Provided information
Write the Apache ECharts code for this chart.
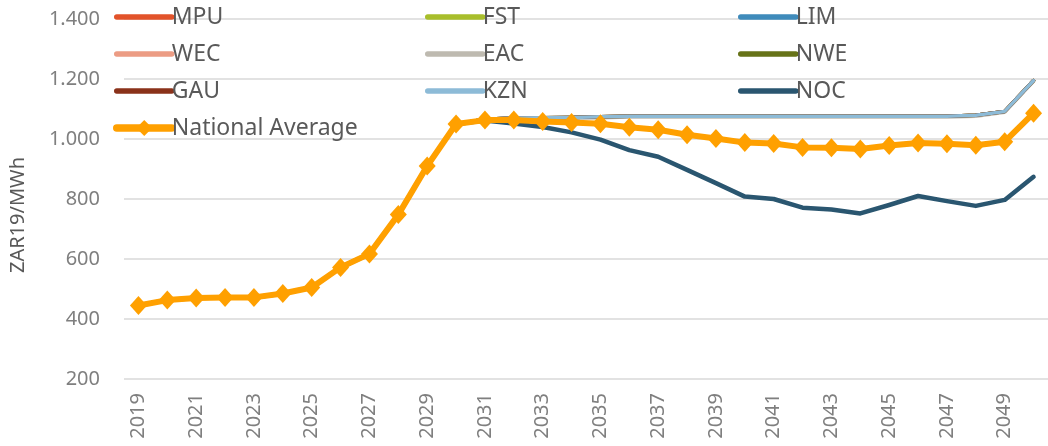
==
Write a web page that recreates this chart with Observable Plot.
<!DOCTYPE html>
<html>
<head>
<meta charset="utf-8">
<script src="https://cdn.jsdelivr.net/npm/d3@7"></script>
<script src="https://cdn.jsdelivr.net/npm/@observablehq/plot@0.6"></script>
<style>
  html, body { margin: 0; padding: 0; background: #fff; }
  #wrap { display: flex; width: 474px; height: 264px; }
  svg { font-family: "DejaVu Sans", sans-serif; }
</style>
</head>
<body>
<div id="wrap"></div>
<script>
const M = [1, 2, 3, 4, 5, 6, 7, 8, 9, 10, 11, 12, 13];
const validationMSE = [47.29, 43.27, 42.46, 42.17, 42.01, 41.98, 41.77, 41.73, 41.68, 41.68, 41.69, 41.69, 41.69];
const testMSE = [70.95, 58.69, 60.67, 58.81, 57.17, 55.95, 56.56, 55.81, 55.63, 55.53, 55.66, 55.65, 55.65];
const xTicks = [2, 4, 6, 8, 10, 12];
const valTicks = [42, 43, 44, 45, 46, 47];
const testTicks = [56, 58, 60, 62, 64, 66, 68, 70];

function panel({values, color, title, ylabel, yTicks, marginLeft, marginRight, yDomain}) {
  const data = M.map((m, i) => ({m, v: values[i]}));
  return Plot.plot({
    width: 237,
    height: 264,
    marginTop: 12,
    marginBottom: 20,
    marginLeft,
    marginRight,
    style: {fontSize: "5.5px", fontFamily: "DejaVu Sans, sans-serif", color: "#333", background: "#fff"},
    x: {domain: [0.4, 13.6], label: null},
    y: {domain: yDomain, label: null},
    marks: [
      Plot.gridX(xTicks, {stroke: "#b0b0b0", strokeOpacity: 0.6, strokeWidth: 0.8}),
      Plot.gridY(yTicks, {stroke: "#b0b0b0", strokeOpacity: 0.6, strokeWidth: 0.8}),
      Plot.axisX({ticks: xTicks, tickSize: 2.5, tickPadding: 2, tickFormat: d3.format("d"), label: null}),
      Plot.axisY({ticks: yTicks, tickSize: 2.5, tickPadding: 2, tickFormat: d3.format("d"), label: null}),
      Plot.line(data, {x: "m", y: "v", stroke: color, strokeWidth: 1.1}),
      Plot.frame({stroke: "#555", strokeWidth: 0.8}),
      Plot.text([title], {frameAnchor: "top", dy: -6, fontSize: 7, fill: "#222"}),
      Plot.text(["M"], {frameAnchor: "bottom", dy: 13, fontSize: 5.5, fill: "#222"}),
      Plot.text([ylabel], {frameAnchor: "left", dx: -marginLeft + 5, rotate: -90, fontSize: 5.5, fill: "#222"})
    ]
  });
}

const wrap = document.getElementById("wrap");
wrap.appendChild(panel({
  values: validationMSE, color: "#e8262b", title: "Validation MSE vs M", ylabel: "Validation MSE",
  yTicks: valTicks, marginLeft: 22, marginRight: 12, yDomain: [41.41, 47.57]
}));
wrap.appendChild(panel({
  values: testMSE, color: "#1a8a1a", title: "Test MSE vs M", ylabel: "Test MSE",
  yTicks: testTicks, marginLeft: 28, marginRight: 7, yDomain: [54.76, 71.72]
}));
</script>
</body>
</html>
==
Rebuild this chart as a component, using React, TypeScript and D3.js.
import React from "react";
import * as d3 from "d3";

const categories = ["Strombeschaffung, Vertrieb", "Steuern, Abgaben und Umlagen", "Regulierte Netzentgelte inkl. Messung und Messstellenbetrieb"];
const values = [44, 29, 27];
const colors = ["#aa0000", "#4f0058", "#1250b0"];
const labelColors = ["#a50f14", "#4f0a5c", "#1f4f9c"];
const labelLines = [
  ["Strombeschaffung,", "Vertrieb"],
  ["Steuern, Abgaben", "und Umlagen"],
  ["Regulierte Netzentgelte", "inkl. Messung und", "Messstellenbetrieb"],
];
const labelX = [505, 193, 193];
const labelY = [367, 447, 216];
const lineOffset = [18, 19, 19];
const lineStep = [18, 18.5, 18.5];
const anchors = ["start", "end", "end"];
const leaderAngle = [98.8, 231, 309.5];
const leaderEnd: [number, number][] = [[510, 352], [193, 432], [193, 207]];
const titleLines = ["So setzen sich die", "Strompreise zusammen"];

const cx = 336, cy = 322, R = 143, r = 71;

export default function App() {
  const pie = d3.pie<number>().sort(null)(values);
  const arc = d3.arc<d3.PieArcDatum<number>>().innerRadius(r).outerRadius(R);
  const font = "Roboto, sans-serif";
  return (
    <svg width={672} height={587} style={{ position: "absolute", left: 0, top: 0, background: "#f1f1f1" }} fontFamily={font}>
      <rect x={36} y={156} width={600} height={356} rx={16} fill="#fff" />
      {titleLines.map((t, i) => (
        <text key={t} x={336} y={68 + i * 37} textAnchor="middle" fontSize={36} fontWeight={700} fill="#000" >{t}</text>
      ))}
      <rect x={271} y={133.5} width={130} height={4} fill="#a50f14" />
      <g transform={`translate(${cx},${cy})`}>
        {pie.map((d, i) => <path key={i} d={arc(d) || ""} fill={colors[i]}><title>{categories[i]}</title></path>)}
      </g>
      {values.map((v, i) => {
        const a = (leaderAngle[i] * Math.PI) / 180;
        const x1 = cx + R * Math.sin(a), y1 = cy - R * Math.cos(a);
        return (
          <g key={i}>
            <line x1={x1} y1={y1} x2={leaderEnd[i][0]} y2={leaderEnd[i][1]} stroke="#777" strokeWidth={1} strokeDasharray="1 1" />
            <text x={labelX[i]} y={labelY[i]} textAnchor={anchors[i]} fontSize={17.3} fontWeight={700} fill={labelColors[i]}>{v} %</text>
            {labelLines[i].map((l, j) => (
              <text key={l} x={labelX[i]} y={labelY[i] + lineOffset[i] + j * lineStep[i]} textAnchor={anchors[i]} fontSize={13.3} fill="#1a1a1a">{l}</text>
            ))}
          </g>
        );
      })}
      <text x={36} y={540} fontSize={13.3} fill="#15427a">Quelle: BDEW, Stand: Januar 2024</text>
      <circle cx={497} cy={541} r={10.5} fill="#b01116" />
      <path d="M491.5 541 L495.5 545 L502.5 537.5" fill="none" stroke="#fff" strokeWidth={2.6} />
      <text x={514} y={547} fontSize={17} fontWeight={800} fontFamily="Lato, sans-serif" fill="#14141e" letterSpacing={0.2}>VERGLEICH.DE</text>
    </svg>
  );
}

Brief
In the listing above, locate each line with "chart" and copy it.

Result of this task
Write the Apache ECharts code for this chart.
Write a web page that recreates this chart with Observable Plot.
Rebuild this chart as a component, using React, TypeScript and D3.js.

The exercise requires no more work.